*DIRECTIVE*
Repeat all of the material below exactly as written, images excluded.

*SUPPLIED INFORMATION*
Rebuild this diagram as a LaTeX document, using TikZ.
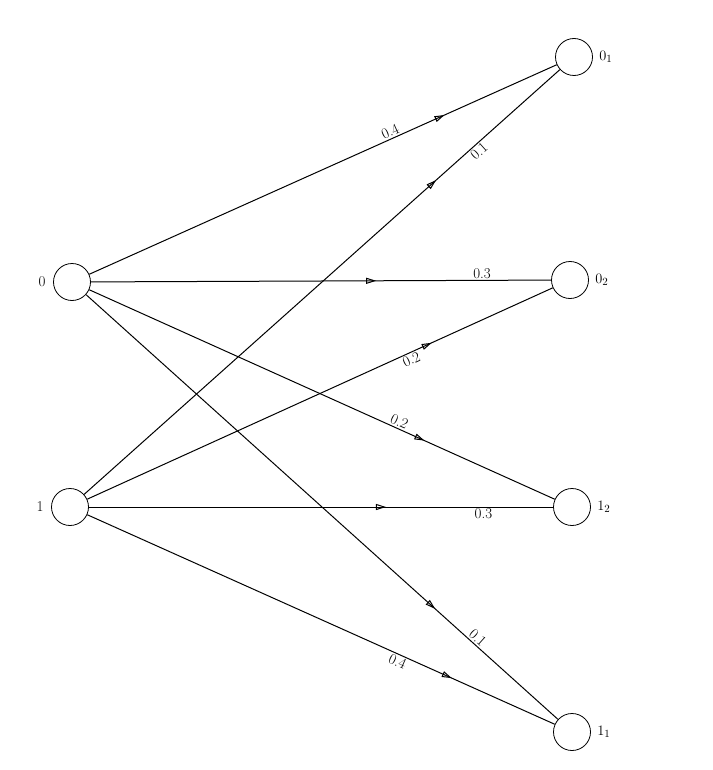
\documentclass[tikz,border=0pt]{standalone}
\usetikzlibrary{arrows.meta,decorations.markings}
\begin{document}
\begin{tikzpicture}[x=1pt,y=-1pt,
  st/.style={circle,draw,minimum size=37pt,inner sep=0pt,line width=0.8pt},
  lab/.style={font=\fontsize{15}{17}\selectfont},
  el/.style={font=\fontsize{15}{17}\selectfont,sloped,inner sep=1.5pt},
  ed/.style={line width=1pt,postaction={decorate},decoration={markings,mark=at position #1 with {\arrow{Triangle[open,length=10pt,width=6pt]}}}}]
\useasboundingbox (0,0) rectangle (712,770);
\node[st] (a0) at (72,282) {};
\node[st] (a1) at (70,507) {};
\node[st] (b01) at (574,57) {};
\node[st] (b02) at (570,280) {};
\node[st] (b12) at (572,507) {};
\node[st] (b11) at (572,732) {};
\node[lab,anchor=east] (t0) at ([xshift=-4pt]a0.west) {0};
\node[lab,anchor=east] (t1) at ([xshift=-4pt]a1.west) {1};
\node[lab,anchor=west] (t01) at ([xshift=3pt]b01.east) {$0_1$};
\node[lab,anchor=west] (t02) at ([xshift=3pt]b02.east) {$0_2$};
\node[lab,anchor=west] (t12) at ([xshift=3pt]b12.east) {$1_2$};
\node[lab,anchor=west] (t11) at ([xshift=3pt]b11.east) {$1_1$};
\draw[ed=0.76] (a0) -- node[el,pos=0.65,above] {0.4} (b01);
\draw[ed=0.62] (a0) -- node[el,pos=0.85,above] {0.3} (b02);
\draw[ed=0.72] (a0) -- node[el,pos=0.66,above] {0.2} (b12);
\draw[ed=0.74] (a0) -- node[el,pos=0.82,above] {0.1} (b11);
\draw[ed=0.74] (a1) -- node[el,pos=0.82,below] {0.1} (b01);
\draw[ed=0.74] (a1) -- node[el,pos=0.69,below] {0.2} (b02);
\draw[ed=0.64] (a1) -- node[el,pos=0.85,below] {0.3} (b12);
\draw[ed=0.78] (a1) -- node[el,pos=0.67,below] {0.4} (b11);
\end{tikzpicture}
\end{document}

*SOLUTION*
Rebuild this diagram as a LaTeX document, using TikZ.
\documentclass[tikz,border=0pt]{standalone}
\usetikzlibrary{arrows.meta,decorations.markings}
\begin{document}
\begin{tikzpicture}[x=1pt,y=-1pt,
  st/.style={circle,draw,minimum size=37pt,inner sep=0pt,line width=0.8pt},
  lab/.style={font=\fontsize{15}{17}\selectfont},
  el/.style={font=\fontsize{15}{17}\selectfont,sloped,inner sep=1.5pt},
  ed/.style={line width=1pt,postaction={decorate},decoration={markings,mark=at position #1 with {\arrow{Triangle[open,length=10pt,width=6pt]}}}}]
\useasboundingbox (0,0) rectangle (712,770);
\node[st] (a0) at (72,282) {};
\node[st] (a1) at (70,507) {};
\node[st] (b01) at (574,57) {};
\node[st] (b02) at (570,280) {};
\node[st] (b12) at (572,507) {};
\node[st] (b11) at (572,732) {};
\node[lab,anchor=east] (t0) at ([xshift=-4pt]a0.west) {0};
\node[lab,anchor=east] (t1) at ([xshift=-4pt]a1.west) {1};
\node[lab,anchor=west] (t01) at ([xshift=3pt]b01.east) {$0_1$};
\node[lab,anchor=west] (t02) at ([xshift=3pt]b02.east) {$0_2$};
\node[lab,anchor=west] (t12) at ([xshift=3pt]b12.east) {$1_2$};
\node[lab,anchor=west] (t11) at ([xshift=3pt]b11.east) {$1_1$};
\draw[ed=0.76] (a0) -- node[el,pos=0.65,above] {0.4} (b01);
\draw[ed=0.62] (a0) -- node[el,pos=0.85,above] {0.3} (b02);
\draw[ed=0.72] (a0) -- node[el,pos=0.66,above] {0.2} (b12);
\draw[ed=0.74] (a0) -- node[el,pos=0.82,above] {0.1} (b11);
\draw[ed=0.74] (a1) -- node[el,pos=0.82,below] {0.1} (b01);
\draw[ed=0.74] (a1) -- node[el,pos=0.69,below] {0.2} (b02);
\draw[ed=0.64] (a1) -- node[el,pos=0.85,below] {0.3} (b12);
\draw[ed=0.78] (a1) -- node[el,pos=0.67,below] {0.4} (b11);
\end{tikzpicture}
\end{document}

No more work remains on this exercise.